• To be done: Each line of the material must be repeated precisely, with the pictures left out.

-- start --

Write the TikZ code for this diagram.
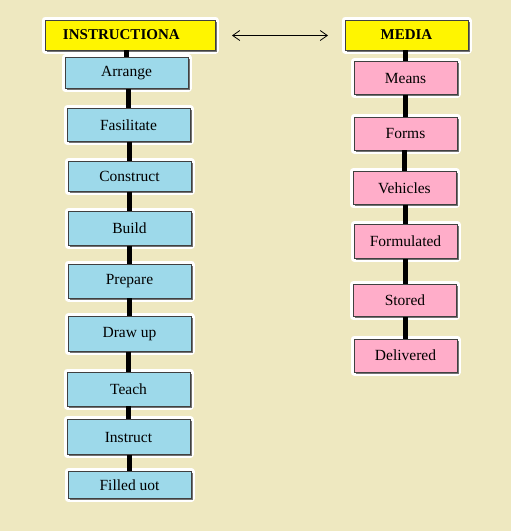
\documentclass[tikz,border=0pt]{standalone}
\usepackage{fontspec}
\setmainfont{Liberation Serif}
\usetikzlibrary{arrows.meta, positioning, calc}
\definecolor{bgcream}{RGB}{238,232,192}
\definecolor{instrblue}{RGB}{157,217,234}
\definecolor{mediapink}{RGB}{255,173,201}
\definecolor{headyellow}{RGB}{255,245,0}
\definecolor{rimgray}{RGB}{64,64,64}
\begin{document}
\begin{tikzpicture}[
		x=1pt, y=-1pt,
		>={Straight Barb[length=2.5mm, width=3.5mm]},
		card/.style={rectangle, draw=rimgray, line width=0.8pt, inner sep=0pt,
			font=\fontsize{15.5}{18}\selectfont,
			preaction={draw=white, line width=7pt, line join=round},
			preaction={fill=black!55, transform canvas={shift={(1.5pt,-1.5pt)}}}},
		headbox/.style={card, fill=headyellow, minimum height=30pt,
			font=\fontsize{15}{18}\selectfont\bfseries},
		instrbox/.style={card, fill=instrblue, minimum width=123pt, minimum height=33pt},
		mediabox/.style={card, fill=mediapink, minimum width=103pt, minimum height=33pt},
		link/.style={draw, line width=5pt}
		]
		
		% --- Background ---
		\fill[bgcream] (0,0) rectangle (511,531);
		\useasboundingbox (0,0) rectangle (511,531);
		
		% --- Instructional Column (Left) ---
		\node[headbox, minimum width=170pt, text width=134pt, align=left] (instr) at (130,35) {INSTRUCTIONA};
		\node[instrbox, minimum height=31pt] (arrange) at (126.5,73) {Arrange};
		\node[instrbox] (fasilitate) at (128.5,125) {Fasilitate};
		\node[instrbox, minimum height=30pt] (construct) at (129.5,176.5) {Construct};
		\node[instrbox, minimum height=34pt] (build) at (129.5,228.5) {Build};
		\node[instrbox, minimum height=34pt] (prepare) at (129.5,281) {Prepare};
		\node[instrbox, minimum height=35pt] (drawup) at (129.5,334) {Draw up};
		\node[instrbox, minimum height=34pt] (teach) at (128.5,389) {Teach};
		\node[instrbox, minimum height=35pt] (instruct) at (128.5,437) {Instruct};
		\node[instrbox, minimum height=27pt] (filledout) at (129.5,485) {Filled uot};
		
		% --- Media Column (Right) ---
		\node[headbox, minimum width=123pt] (media) at (406.5,35) {MEDIA};
		\node[mediabox] (means) at (405.5,78) {Means};
		\node[mediabox] (forms) at (405.5,133.5) {Forms};
		\node[mediabox] (vehicles) at (404.5,188) {Vehicles};
		\node[mediabox, minimum height=34pt] (formulated) at (405.5,241.5) {Formulated};
		\node[mediabox, minimum height=32pt] (stored) at (405,300.5) {Stored};
		\node[mediabox] (delivered) at (405.5,355.5) {Delivered};
		
		% --- Double Arrow Between the Headers ---
		\coordinate (arrowL) at (232,35.5);
		\coordinate (arrowR) at (328,35.5);
		\draw[<->, line width=0.8pt] (arrowL) -- (arrowR);
		
		% --- Left Chain ---
		\draw[link] (arrange.north |- instr.south) -- (arrange.north);
		\draw[link] (fasilitate.north |- arrange.south) -- (fasilitate.north);
		\draw[link] (construct.north |- fasilitate.south) -- (construct.north);
		\draw[link] (build.north |- construct.south) -- (build.north);
		\draw[link] (prepare.north |- build.south) -- (prepare.north);
		\draw[link] (drawup.north |- prepare.south) -- (drawup.north);
		\draw[link] (teach.north |- drawup.south) -- (teach.north);
		\draw[link] (instruct.north |- teach.south) -- (instruct.north);
		\draw[link] (filledout.north |- instruct.south) -- (filledout.north);
		
		% --- Right Chain ---
		\draw[link] (means.north |- media.south) -- (means.north);
		\draw[link] (forms.north |- means.south) -- (forms.north);
		\draw[link] (vehicles.north |- forms.south) -- (vehicles.north);
		\draw[link] (formulated.north |- vehicles.south) -- (formulated.north);
		\draw[link] (stored.north |- formulated.south) -- (stored.north);
		\draw[link] (delivered.north |- stored.south) -- (delivered.north);
		
	\end{tikzpicture}
\end{document}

-- end --

• Answer to this exercise:
Write the TikZ code for this diagram.
\documentclass[tikz,border=0pt]{standalone}
\usepackage{fontspec}
\setmainfont{Liberation Serif}
\usetikzlibrary{arrows.meta, positioning, calc}
\definecolor{bgcream}{RGB}{238,232,192}
\definecolor{instrblue}{RGB}{157,217,234}
\definecolor{mediapink}{RGB}{255,173,201}
\definecolor{headyellow}{RGB}{255,245,0}
\definecolor{rimgray}{RGB}{64,64,64}
\begin{document}
\begin{tikzpicture}[
		x=1pt, y=-1pt,
		>={Straight Barb[length=2.5mm, width=3.5mm]},
		card/.style={rectangle, draw=rimgray, line width=0.8pt, inner sep=0pt,
			font=\fontsize{15.5}{18}\selectfont,
			preaction={draw=white, line width=7pt, line join=round},
			preaction={fill=black!55, transform canvas={shift={(1.5pt,-1.5pt)}}}},
		headbox/.style={card, fill=headyellow, minimum height=30pt,
			font=\fontsize{15}{18}\selectfont\bfseries},
		instrbox/.style={card, fill=instrblue, minimum width=123pt, minimum height=33pt},
		mediabox/.style={card, fill=mediapink, minimum width=103pt, minimum height=33pt},
		link/.style={draw, line width=5pt}
		]
		
		% --- Background ---
		\fill[bgcream] (0,0) rectangle (511,531);
		\useasboundingbox (0,0) rectangle (511,531);
		
		% --- Instructional Column (Left) ---
		\node[headbox, minimum width=170pt, text width=134pt, align=left] (instr) at (130,35) {INSTRUCTIONA};
		\node[instrbox, minimum height=31pt] (arrange) at (126.5,73) {Arrange};
		\node[instrbox] (fasilitate) at (128.5,125) {Fasilitate};
		\node[instrbox, minimum height=30pt] (construct) at (129.5,176.5) {Construct};
		\node[instrbox, minimum height=34pt] (build) at (129.5,228.5) {Build};
		\node[instrbox, minimum height=34pt] (prepare) at (129.5,281) {Prepare};
		\node[instrbox, minimum height=35pt] (drawup) at (129.5,334) {Draw up};
		\node[instrbox, minimum height=34pt] (teach) at (128.5,389) {Teach};
		\node[instrbox, minimum height=35pt] (instruct) at (128.5,437) {Instruct};
		\node[instrbox, minimum height=27pt] (filledout) at (129.5,485) {Filled uot};
		
		% --- Media Column (Right) ---
		\node[headbox, minimum width=123pt] (media) at (406.5,35) {MEDIA};
		\node[mediabox] (means) at (405.5,78) {Means};
		\node[mediabox] (forms) at (405.5,133.5) {Forms};
		\node[mediabox] (vehicles) at (404.5,188) {Vehicles};
		\node[mediabox, minimum height=34pt] (formulated) at (405.5,241.5) {Formulated};
		\node[mediabox, minimum height=32pt] (stored) at (405,300.5) {Stored};
		\node[mediabox] (delivered) at (405.5,355.5) {Delivered};
		
		% --- Double Arrow Between the Headers ---
		\coordinate (arrowL) at (232,35.5);
		\coordinate (arrowR) at (328,35.5);
		\draw[<->, line width=0.8pt] (arrowL) -- (arrowR);
		
		% --- Left Chain ---
		\draw[link] (arrange.north |- instr.south) -- (arrange.north);
		\draw[link] (fasilitate.north |- arrange.south) -- (fasilitate.north);
		\draw[link] (construct.north |- fasilitate.south) -- (construct.north);
		\draw[link] (build.north |- construct.south) -- (build.north);
		\draw[link] (prepare.north |- build.south) -- (prepare.north);
		\draw[link] (drawup.north |- prepare.south) -- (drawup.north);
		\draw[link] (teach.north |- drawup.south) -- (teach.north);
		\draw[link] (instruct.north |- teach.south) -- (instruct.north);
		\draw[link] (filledout.north |- instruct.south) -- (filledout.north);
		
		% --- Right Chain ---
		\draw[link] (means.north |- media.south) -- (means.north);
		\draw[link] (forms.north |- means.south) -- (forms.north);
		\draw[link] (vehicles.north |- forms.south) -- (vehicles.north);
		\draw[link] (formulated.north |- vehicles.south) -- (formulated.north);
		\draw[link] (stored.north |- formulated.south) -- (stored.north);
		\draw[link] (delivered.north |- stored.south) -- (delivered.north);
		
	\end{tikzpicture}
\end{document}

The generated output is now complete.